= Grace Skogstad =

Canadian political scientist

Grace Skogstad is a Canadian political scientist and professor at the University of Toronto. and a cross-appointed affiliate faculty in the Munk School of Global Affairs and Public Policy at the University of Toronto.

== Education and career ==
Grace Skogstad holds a BA (Hons) and MA from the University of Alberta, and a PhD in political science from the University of British Columbia. Prior to joining the University of Toronto in 1986, she was a Killam Postdoctoral Fellow at Dalhousie University, an associate professor of political science at St. Francis Xavier University in Antigonish, Nova Scotia, and a visiting associate professor in the School of Public Administration at Carleton University, Ottawa. At the University of Toronto, she directed the Transatlantic Master’s Program in Public Policy and the Global Economy (1997-2001) and served as chair of the Department of Political Science at the University of Toronto Scarborough (2012–2020).

She has served on editorial advisory boards for Cambridge University Press (Studies in Comparative Public Policy Series), the University of Toronto Press (Comparative Political Economy and Public Policy series), the Canadian Journal of Political Science, Canadian Political Science Review,  Policy Sciences, and Policy and Society.

Grace Skogstad is known for serving as a consultant to the Government of Ontario, the Government of Canada, the Canadian Centre for Management Development, the Canadian Human Rights Commission, the Science Council of Canada, and the Council of Canadian Academies, and has prepared briefs for a number of Canadian policy institutes.

She has been an active participant in several international Conferences on Public Policy, as a panelist and recognized international scholar.
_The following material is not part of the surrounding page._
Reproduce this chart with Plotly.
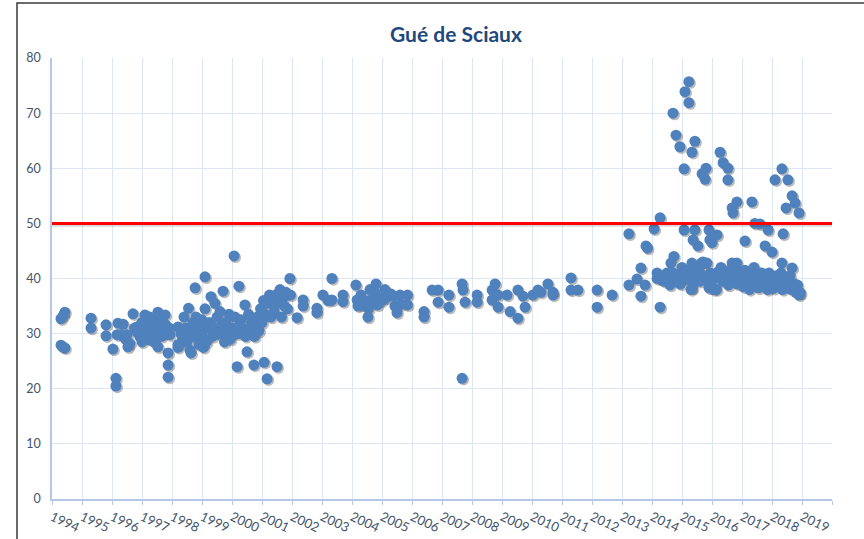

In 2019 she was elected as President of the International Public Policy Association for two years.

== Research interests ==
Grace Skogstad is a specialist in Canadian politics and comparative public policy. Her research on Canadian politics has focused primarily on Canadian federalism and public policy-making. She is recognized as Canada’s foremost authority on the politics of agricultural policy-making in Canada. Her comparative public policy research has examined North American, European Union, and international policies with respect to genetically modified crops and foods, and biofuels. Her research has appeared in a number or books and international journals, including the Journal of European Integration, Journal of Comparative Policy Analysis, Policy Sciences, Biomass and Bioenergy, Publius: The Journal of Federalism, Journal of Common Market Studies, Journal of European Public Policy, the Australian Journal of Political Science, Global Governance journal, Journal of Public Policy and the Essential Readings in Canadian Government and Politics; and many others. Professor Skogstad has received research grants for her research from the Social Sciences and Humanities Research Council of Canada.

== Awards and honours ==
Grace Skogstad, in 2023, is the previous president of the International Public Policy Association.
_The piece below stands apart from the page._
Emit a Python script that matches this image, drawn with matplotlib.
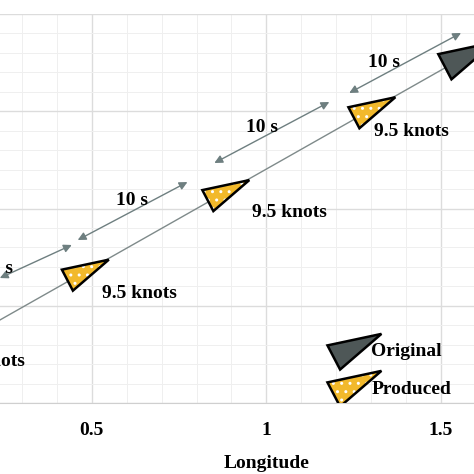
import numpy as np
import matplotlib.pyplot as plt
from matplotlib.patches import Polygon
from matplotlib.ticker import MultipleLocator

plt.rcParams['font.family'] = ['Liberation Serif', 'DejaVu Serif']
plt.rcParams['font.weight'] = 'bold'
plt.rcParams['hatch.linewidth'] = 1.0

# track of the vessel
track_x = [0.237, 1.551]
track_y = [-0.147, 2.527]

# positions of produced (yellow) and original (dark) vessel
prod_x = [0.469, 0.871, 1.289]
prod_y = [0.330, 1.148, 2.000]
orig_x = [1.557]
orig_y = [2.538]

# 10 s interval arrows (start, end)
arr_x0 = [0.237, 0.460, 0.851, 1.237]
arr_y0 = [0.285, 0.676, 1.468, 2.188]
arr_x1 = [0.443, 0.774, 1.180, 1.557]
arr_y1 = [0.625, 1.272, 2.095, 2.805]
time_lx = [0.229, 0.614, 0.986, 1.337]
time_ly = [0.388, 1.087, 1.838, 2.506]
speed_lx = [0.203, 0.637, 1.066, 1.414]
speed_ly = [-0.578, 0.131, 0.954, 1.787]

fig = plt.figure(figsize=(4.74, 4.74), dpi=100)
ax = fig.add_axes([-83/474, 71/474, 594/474, 389/474])
ax.set_xlim(0, 1.7)
ax.set_ylim(-1, 3)

ax.xaxis.set_major_locator(MultipleLocator(0.5))
ax.xaxis.set_minor_locator(MultipleLocator(0.1))
ax.yaxis.set_major_locator(MultipleLocator(1))
ax.yaxis.set_minor_locator(MultipleLocator(0.2))
ax.grid(which='major', color='#dcdcdc', lw=1.0)
ax.grid(which='minor', color='#efefef', lw=0.7)
for s in ax.spines.values():
    s.set_visible(False)
ax.spines['bottom'].set_visible(True)
ax.spines['bottom'].set_color('#cfcfcf')
ax.tick_params(which='both', length=0, labelsize=14, pad=14)
ax.set_yticklabels([])
ax.set_xticks([0.5, 1, 1.5])
ax.set_xticklabels(['0.5', '1', '1.5'], fontweight='bold')
ax.set_xlabel('Longitude', fontsize=14, fontweight='bold')
ax.xaxis.set_label_coords((267 + 83) / 594, -52 / 389)

ax.plot(track_x, track_y, color='#7f8a8a', lw=1.0, zorder=2)

for x0, y0, x1, y1 in zip(arr_x0, arr_y0, arr_x1, arr_y1):
    ax.annotate('', xy=(x1, y1), xytext=(x0, y0),
                arrowprops=dict(arrowstyle='<|-|>', color='#6e7f80', lw=1.0,
                                mutation_scale=12, shrinkA=0, shrinkB=0))

for x, y in zip(time_lx, time_ly):
    ax.text(x, y, '10 s', fontsize=14, fontweight='bold', ha='center', va='center')
for x, y in zip(speed_lx, speed_ly):
    ax.text(x, y, '9.5 knots', fontsize=14, fontweight='bold', ha='center', va='center')

# triangle shape in pixel offsets (tip, back corners)
shape = np.array([[28, 14], [-19, 4], [-8, -17]], dtype=float)

def tri_patch(xc, yc, scale, face, hatch):
    pts = np.column_stack([xc + shape[:, 0] * scale / 350, yc + shape[:, 1] * scale / 97.25])
    if hatch:
        ax.add_patch(Polygon(pts, closed=True, facecolor=face, edgecolor='white',
                             hatch='..', lw=0, zorder=4))
        ax.add_patch(Polygon(pts, closed=True, facecolor='none', edgecolor='black',
                             lw=1.8, zorder=5))
    else:
        ax.add_patch(Polygon(pts, closed=True, facecolor=face, edgecolor='black',
                             lw=1.8, zorder=5))

for x, y in zip(prod_x, prod_y):
    tri_patch(x, y, 1.0, '#f2b92b', True)
for x, y in zip(orig_x, orig_y):
    tri_patch(x, y, 1.2, '#4e5757', False)

# legend
def px2data(px, py):
    return 0.5 + (px - 92) / 350, (403 - py) / 97.25 - 1

lx, ly = px2data(350, 350)
tri_patch(lx, ly, 1.15, '#4e5757', False)
tx, ty = px2data(372, 352)
ax.text(tx, ty, 'Original', fontsize=14, fontweight='bold', va='center')
lx, ly = px2data(350, 387)
tri_patch(lx, ly, 1.15, '#f2b92b', True)
tx, ty = px2data(372, 389)
ax.text(tx, ty, 'Produced', fontsize=14, fontweight='bold', va='center')

fig.savefig('out.png', dpi=100)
She was President of the Canadian Political Science Association in 2002-2003. She received the Mildred A. Schwartz Lifetime Achievement Award from the American Political Science Association in August 2019. She  was invited to give the Seagram Lecture at the McGill Institute for the Study of Canada, McGill University in May 2006. In 2007-2008, she held a Senior Fernand Braudel Fellowship at the  European University Institute, Florence, Italy.

== Selected publications ==
Professor Skogstad has published ten books, and over 70 articles and book chapters. Her substantive areas of focus are North American and EU policies with respect to agriculture, genetically modified crops and foods, and, biofuels.

- Herman Bakvis and Grace Skogstad, eds. Canadian Federalism: Performance, Effectiveness and Legitimacy, 4th edition, University of Toronto Press, forthcoming 2020.
- Grace Skogstad, David Cameron, Martin Papillon, and Keith Banting, eds. The Global Promise of Federalism. Toronto: University of Toronto Press, 2013, 312 pp.
- Herman Bakvis and Grace Skogstad, eds. Canadian Federalism: Performance, Effectiveness and Legitimacy, 3rd edition, Oxford University Press, 2012, 378 pp.
- Grace Skogstad, ed. Policy Paradigms, Transnationalism, and Domestic Politics. Toronto: University of Toronto Press, 2011, 253 pp.
- Grace Skogstad and Amy Verdun, eds. The Common Agricultural Policy: Continuity and Change. Routledge, 2010, 169 pp.
- Internationalization and Canadian Agriculture: Policy and Governing Paradigms. University of Toronto Press, 2008, 373 pp.
- Herman Bakvis and Grace Skogstad, eds. Canadian Federalism: Performance, Effectiveness and Legitimacy, Second edition, Oxford University Press, 2008, 408 pp
- Grace Skogstad and Andrew Cooper, eds. Agricultural Trade: Domestic Pressures and International Tensions, Montreal: Institute for Research on Public Policy, 1990, 178 pp.
- William D. Coleman and Grace Skogstad, eds. Policy Communities and Public Policy in Canada, Toronto: Copp Clark Pitman, 1990, 338 pp.
- The Politics of Agricultural Policy-Making in Canada. Toronto: University of Toronto Press, 1987, 229 pp.